Form 5500-EZ Filing Requirements

Solo 401(k) plans that hold more than $250,000 in total assets at the end of the plan year must file Form 5500-EZ with the IRS annually.14Internal Revenue Service. 2025 Instructions for Form 5500-EZ Below that threshold, filing is optional unless it’s the plan’s final year. This catches a lot of people off guard: a plan that started small can cross $250,000 through contributions and investment growth without the owner realizing they now have a filing obligation.

The return is due by the last day of the seventh month after the plan year ends. For a calendar-year plan, that’s July 31. You can get a 2½-month extension by filing Form 5558 before the original deadline, or you receive an automatic extension if your plan year matches your tax year and you’ve already extended your personal or corporate return.14Internal Revenue Service. 2025 Instructions for Form 5500-EZ Failing to file can result in penalties of $250 per day, up to $150,000, so put a calendar reminder in place once your balance approaches the threshold.
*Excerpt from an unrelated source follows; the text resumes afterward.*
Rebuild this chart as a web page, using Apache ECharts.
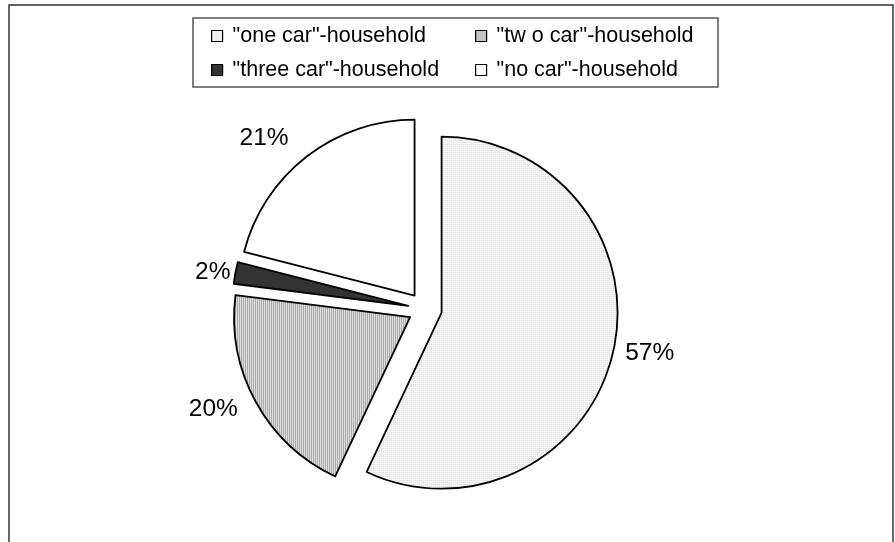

Keeping the Plan Qualified

A solo 401(k) is one of the most powerful retirement tools available to self-employed owners, but it comes with real administrative responsibility. Plans that mainly benefit owners (which every solo 401(k) does by definition) must satisfy top-heavy rules, which in practice means making the required minimum contributions and staying within the limits described above.5Internal Revenue Service. Publication 560 (2025) – Retirement Plans for Small Business If the plan loses its qualified status, the trust owes income tax on its earnings, all previously untaxed balances can become immediately taxable to the participant, and the money can no longer be rolled over to another retirement account.12Internal Revenue Service. Tax Consequences of Plan Disqualification

Run the contribution math each year using updated IRS limits, keep copies of your Schedule C or W-2 alongside the calculation, and file Form 5500-EZ when required. Those three habits are the difference between a plan that quietly compounds for decades and one that generates an audit notice.